- Exercise details: Return the material exactly as supplied, apart from the pictures, which are omitted.

━━━ Collected material

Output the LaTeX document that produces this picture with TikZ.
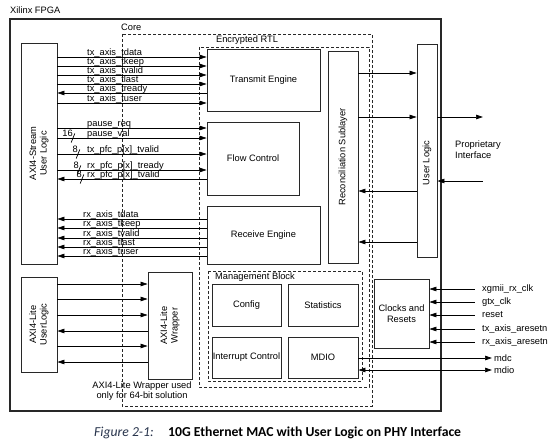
\documentclass[tikz,border=0pt]{standalone}
\usepackage{fontspec}
\setmainfont{Liberation Sans}
\newfontfamily\capfont{Carlito}
\usetikzlibrary{arrows.meta}
\definecolor{capblue}{RGB}{40,52,76}
\definecolor{edge}{RGB}{40,40,40}

\begin{document}
\begin{tikzpicture}[x=1pt,y=-1pt,font=\fontsize{9.3}{10.5}\selectfont,
  blk/.style={draw=edge,line width=0.9pt,inner sep=1pt,align=center},
  dbox/.style={draw=edge,line width=0.8pt,dash pattern=on 3pt off 2pt},
  sig/.style={line width=0.7pt},
  lbl/.style={anchor=base west,inner sep=0pt},
  >={Triangle[length=7pt,width=4.5pt]}]
\useasboundingbox (0,0) rectangle (554,444);
\node[anchor=west,inner sep=0pt] (fpgalbl) at (10,10) {Xilinx FPGA};
\draw[edge,line width=1.1pt] (10,19) rectangle (441,411);
\draw[dbox] (122,34) rectangle (372,406);
\node[anchor=west,inner sep=0pt] (corelbl) at (121,27) {Core};
\draw[dbox] (199,47) rectangle (369,387);
\node[inner sep=0pt] (rtllbl) at (247,40) {Encrypted RTL};
\draw[dbox] (208,271) rectangle (362,381);
\node[anchor=west,inner sep=0pt] (mgmtlbl) at (215,277) {Management Block};

\node[blk,minimum width=36pt,minimum height=221pt] (axis) at (39,153.5) {};
\node[rotate=90,align=center] (axistxt) at (axis) {AXI4-Stream\\User Logic};
\node[blk,minimum width=113pt,minimum height=62pt] (tx) at (263.5,80) {Transmit Engine};
\node[blk,minimum width=92pt,minimum height=73pt] (fc) at (253,158.5) {Flow Control};
\node[blk,minimum width=113pt,minimum height=58pt] (rx) at (263.5,235) {Receive Engine};
\node[blk,minimum width=30pt,minimum height=212pt] (rs) at (343,157) {};
\node[rotate=90] (rstxt) at (rs) {Reconciliation Sublayer};
\node[blk,minimum width=20pt,minimum height=213pt] (ul) at (427,150.5) {};
\node[rotate=90] (ultxt) at (427,163) {User Logic};
\node[blk,minimum width=69pt,minimum height=42pt] (cfg) at (246.5,305) {Config};
\node[blk,minimum width=70pt,minimum height=42pt] (stat) at (323,305) {Statistics};
\node[blk,minimum width=69pt,minimum height=41pt,inner sep=0pt] (irq) at (246.5,357.5) {Interrupt Control};
\node[blk,minimum width=70pt,minimum height=41pt] (mdio) at (323,357.5) {MDIO};
\node[blk,minimum width=55pt,minimum height=69pt] (clk) at (401.5,313.5) {Clocks and\\Resets};
\node[blk,minimum width=36pt,minimum height=95pt] (alul) at (39,324.5) {};
\node[rotate=90,align=center] (alultxt) at (alul) {AXI4-Lite\\UserLogic};
\node[blk,minimum width=44pt,minimum height=107pt] (alw) at (170,325.5) {};
\node[rotate=90,align=center] (alwtxt) at (alw) {AXI4-Lite\\Wrapper};
\node[align=center,inner sep=0pt] (alwnote) at (142,391) {AXI4-Lite Wrapper used\\only for 64-bit solution};

\foreach \y/\s/\d in {57/tdata/->,66/tkeep/->,75/tvalid/->,84/tlast/->,93/tready/<-,103/tuser/->}{
  \draw[sig,\d] (axis.east |- 0,\y) -- (tx.west |- 0,\y);
  \node[lbl] (tx\s) at (87,\y-1.5) {tx\_axis\_\s};
}
\draw[sig,->] (axis.east |- 0,128) -- (fc.west |- 0,128);
\node[lbl] (preq) at (87,126.5) {pause\_req};
\draw[sig,->] (axis.east |- 0,138) -- (fc.west |- 0,138);
\node[lbl] (pval) at (87,136.5) {pause\_val};
\draw[sig,->] (axis.east |- 0,154) -- (fc.west |- 0,154);
\node[lbl] (txpfc) at (87,152.5) {tx\_pfc\_p[x]\_tvalid};
\draw[sig,->] (axis.east |- 0,170) -- (fc.west |- 0,170);
\node[lbl] (rxpfcr) at (87,168.5) {rx\_pfc\_p[x]\_tready};
\draw[sig,<-] (axis.east |- 0,179) -- (fc.west |- 0,179);
\node[lbl] (rxpfcv) at (87,177.5) {rx\_pfc\_p[x]\_tvalid};
\foreach \x/\y/\n [count=\i] in {73/138/16,78/154/8,79/170/8,82/179/8}{
  \draw[sig] (\x-1.8,\y+4.5) -- (\x+1.8,\y-4.5);
  \node[anchor=base east,inner sep=0pt] (w\i) at (\x,\y-1.5) {\n};
}
\foreach \y/\s in {219/tdata,228/tkeep,238/tvalid,247/tlast,256/tuser}{
  \draw[sig,<-] (axis.east |- 0,\y) -- (rx.west |- 0,\y);
  \node[lbl] (rx\s) at (83,\y-1.5) {rx\_axis\_\s};
}
\foreach \y/\d in {284/->,299/->,315/->,331/<-,346/->,362/<-}
  \draw[sig,\d] (alul.east |- 0,\y) -- (alw.west |- 0,\y);
\foreach \y/\d in {73/->,117/->,191/<-,242/<-}
  \draw[sig,\d] (rs.east |- 0,\y) -- (ul.west |- 0,\y);

\coordinate (pi1) at (483,117);
\coordinate (pi2) at (483,181);
\draw[sig,->] (ul.east |- pi1) -- (pi1);
\draw[sig,<-] (ul.east |- pi2) -- (pi2);
\node[anchor=north west,align=left,inner sep=0pt] (pilbl) at (455,141) {Proprietary\\Interface};

\foreach \y/\s [count=\i] in {289/xgmii\_rx\_clk,302/gtx\_clk,315/reset,329/tx\_axis\_aresetn,342/rx\_axis\_aresetn}{
  \node[anchor=west,inner sep=0pt] (ck\i) at (482,\y) {\s};
  \draw[sig,<-] (clk.east |- ck\i) -- ([xshift=-7pt]ck\i.west);
}
\node[anchor=west,inner sep=0pt] (mdclbl) at (494,358) {mdc};
\node[anchor=west,inner sep=0pt] (mdiolbl) at (494,370) {mdio};
\draw[sig,->] (mdio.east |- mdclbl) -- ([xshift=-2pt]mdclbl.west);
\draw[sig,<->] (mdio.east |- mdiolbl) -- ([xshift=-2pt]mdiolbl.west);

\node[anchor=base west,inner sep=0pt,text=capblue,font=\capfont\fontsize{13.7}{15}\selectfont\itshape] (figno) at (94,436) {Figure 2-1:};
\node[anchor=base west,inner sep=0pt,font=\capfont\fontsize{13.7}{15}\selectfont\bfseries] (figttl) at (168,436) {10G Ethernet MAC with User Logic on PHY Interface};
\end{tikzpicture}
\end{document}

━━━━━━

- Finished task:
Output the LaTeX document that produces this picture with TikZ.
\documentclass[tikz,border=0pt]{standalone}
\usepackage{fontspec}
\setmainfont{Liberation Sans}
\newfontfamily\capfont{Carlito}
\usetikzlibrary{arrows.meta}
\definecolor{capblue}{RGB}{40,52,76}
\definecolor{edge}{RGB}{40,40,40}

\begin{document}
\begin{tikzpicture}[x=1pt,y=-1pt,font=\fontsize{9.3}{10.5}\selectfont,
  blk/.style={draw=edge,line width=0.9pt,inner sep=1pt,align=center},
  dbox/.style={draw=edge,line width=0.8pt,dash pattern=on 3pt off 2pt},
  sig/.style={line width=0.7pt},
  lbl/.style={anchor=base west,inner sep=0pt},
  >={Triangle[length=7pt,width=4.5pt]}]
\useasboundingbox (0,0) rectangle (554,444);
\node[anchor=west,inner sep=0pt] (fpgalbl) at (10,10) {Xilinx FPGA};
\draw[edge,line width=1.1pt] (10,19) rectangle (441,411);
\draw[dbox] (122,34) rectangle (372,406);
\node[anchor=west,inner sep=0pt] (corelbl) at (121,27) {Core};
\draw[dbox] (199,47) rectangle (369,387);
\node[inner sep=0pt] (rtllbl) at (247,40) {Encrypted RTL};
\draw[dbox] (208,271) rectangle (362,381);
\node[anchor=west,inner sep=0pt] (mgmtlbl) at (215,277) {Management Block};

\node[blk,minimum width=36pt,minimum height=221pt] (axis) at (39,153.5) {};
\node[rotate=90,align=center] (axistxt) at (axis) {AXI4-Stream\\User Logic};
\node[blk,minimum width=113pt,minimum height=62pt] (tx) at (263.5,80) {Transmit Engine};
\node[blk,minimum width=92pt,minimum height=73pt] (fc) at (253,158.5) {Flow Control};
\node[blk,minimum width=113pt,minimum height=58pt] (rx) at (263.5,235) {Receive Engine};
\node[blk,minimum width=30pt,minimum height=212pt] (rs) at (343,157) {};
\node[rotate=90] (rstxt) at (rs) {Reconciliation Sublayer};
\node[blk,minimum width=20pt,minimum height=213pt] (ul) at (427,150.5) {};
\node[rotate=90] (ultxt) at (427,163) {User Logic};
\node[blk,minimum width=69pt,minimum height=42pt] (cfg) at (246.5,305) {Config};
\node[blk,minimum width=70pt,minimum height=42pt] (stat) at (323,305) {Statistics};
\node[blk,minimum width=69pt,minimum height=41pt,inner sep=0pt] (irq) at (246.5,357.5) {Interrupt Control};
\node[blk,minimum width=70pt,minimum height=41pt] (mdio) at (323,357.5) {MDIO};
\node[blk,minimum width=55pt,minimum height=69pt] (clk) at (401.5,313.5) {Clocks and\\Resets};
\node[blk,minimum width=36pt,minimum height=95pt] (alul) at (39,324.5) {};
\node[rotate=90,align=center] (alultxt) at (alul) {AXI4-Lite\\UserLogic};
\node[blk,minimum width=44pt,minimum height=107pt] (alw) at (170,325.5) {};
\node[rotate=90,align=center] (alwtxt) at (alw) {AXI4-Lite\\Wrapper};
\node[align=center,inner sep=0pt] (alwnote) at (142,391) {AXI4-Lite Wrapper used\\only for 64-bit solution};

\foreach \y/\s/\d in {57/tdata/->,66/tkeep/->,75/tvalid/->,84/tlast/->,93/tready/<-,103/tuser/->}{
  \draw[sig,\d] (axis.east |- 0,\y) -- (tx.west |- 0,\y);
  \node[lbl] (tx\s) at (87,\y-1.5) {tx\_axis\_\s};
}
\draw[sig,->] (axis.east |- 0,128) -- (fc.west |- 0,128);
\node[lbl] (preq) at (87,126.5) {pause\_req};
\draw[sig,->] (axis.east |- 0,138) -- (fc.west |- 0,138);
\node[lbl] (pval) at (87,136.5) {pause\_val};
\draw[sig,->] (axis.east |- 0,154) -- (fc.west |- 0,154);
\node[lbl] (txpfc) at (87,152.5) {tx\_pfc\_p[x]\_tvalid};
\draw[sig,->] (axis.east |- 0,170) -- (fc.west |- 0,170);
\node[lbl] (rxpfcr) at (87,168.5) {rx\_pfc\_p[x]\_tready};
\draw[sig,<-] (axis.east |- 0,179) -- (fc.west |- 0,179);
\node[lbl] (rxpfcv) at (87,177.5) {rx\_pfc\_p[x]\_tvalid};
\foreach \x/\y/\n [count=\i] in {73/138/16,78/154/8,79/170/8,82/179/8}{
  \draw[sig] (\x-1.8,\y+4.5) -- (\x+1.8,\y-4.5);
  \node[anchor=base east,inner sep=0pt] (w\i) at (\x,\y-1.5) {\n};
}
\foreach \y/\s in {219/tdata,228/tkeep,238/tvalid,247/tlast,256/tuser}{
  \draw[sig,<-] (axis.east |- 0,\y) -- (rx.west |- 0,\y);
  \node[lbl] (rx\s) at (83,\y-1.5) {rx\_axis\_\s};
}
\foreach \y/\d in {284/->,299/->,315/->,331/<-,346/->,362/<-}
  \draw[sig,\d] (alul.east |- 0,\y) -- (alw.west |- 0,\y);
\foreach \y/\d in {73/->,117/->,191/<-,242/<-}
  \draw[sig,\d] (rs.east |- 0,\y) -- (ul.west |- 0,\y);

\coordinate (pi1) at (483,117);
\coordinate (pi2) at (483,181);
\draw[sig,->] (ul.east |- pi1) -- (pi1);
\draw[sig,<-] (ul.east |- pi2) -- (pi2);
\node[anchor=north west,align=left,inner sep=0pt] (pilbl) at (455,141) {Proprietary\\Interface};

\foreach \y/\s [count=\i] in {289/xgmii\_rx\_clk,302/gtx\_clk,315/reset,329/tx\_axis\_aresetn,342/rx\_axis\_aresetn}{
  \node[anchor=west,inner sep=0pt] (ck\i) at (482,\y) {\s};
  \draw[sig,<-] (clk.east |- ck\i) -- ([xshift=-7pt]ck\i.west);
}
\node[anchor=west,inner sep=0pt] (mdclbl) at (494,358) {mdc};
\node[anchor=west,inner sep=0pt] (mdiolbl) at (494,370) {mdio};
\draw[sig,->] (mdio.east |- mdclbl) -- ([xshift=-2pt]mdclbl.west);
\draw[sig,<->] (mdio.east |- mdiolbl) -- ([xshift=-2pt]mdiolbl.west);

\node[anchor=base west,inner sep=0pt,text=capblue,font=\capfont\fontsize{13.7}{15}\selectfont\itshape] (figno) at (94,436) {Figure 2-1:};
\node[anchor=base west,inner sep=0pt,font=\capfont\fontsize{13.7}{15}\selectfont\bfseries] (figttl) at (168,436) {10G Ethernet MAC with User Logic on PHY Interface};
\end{tikzpicture}
\end{document}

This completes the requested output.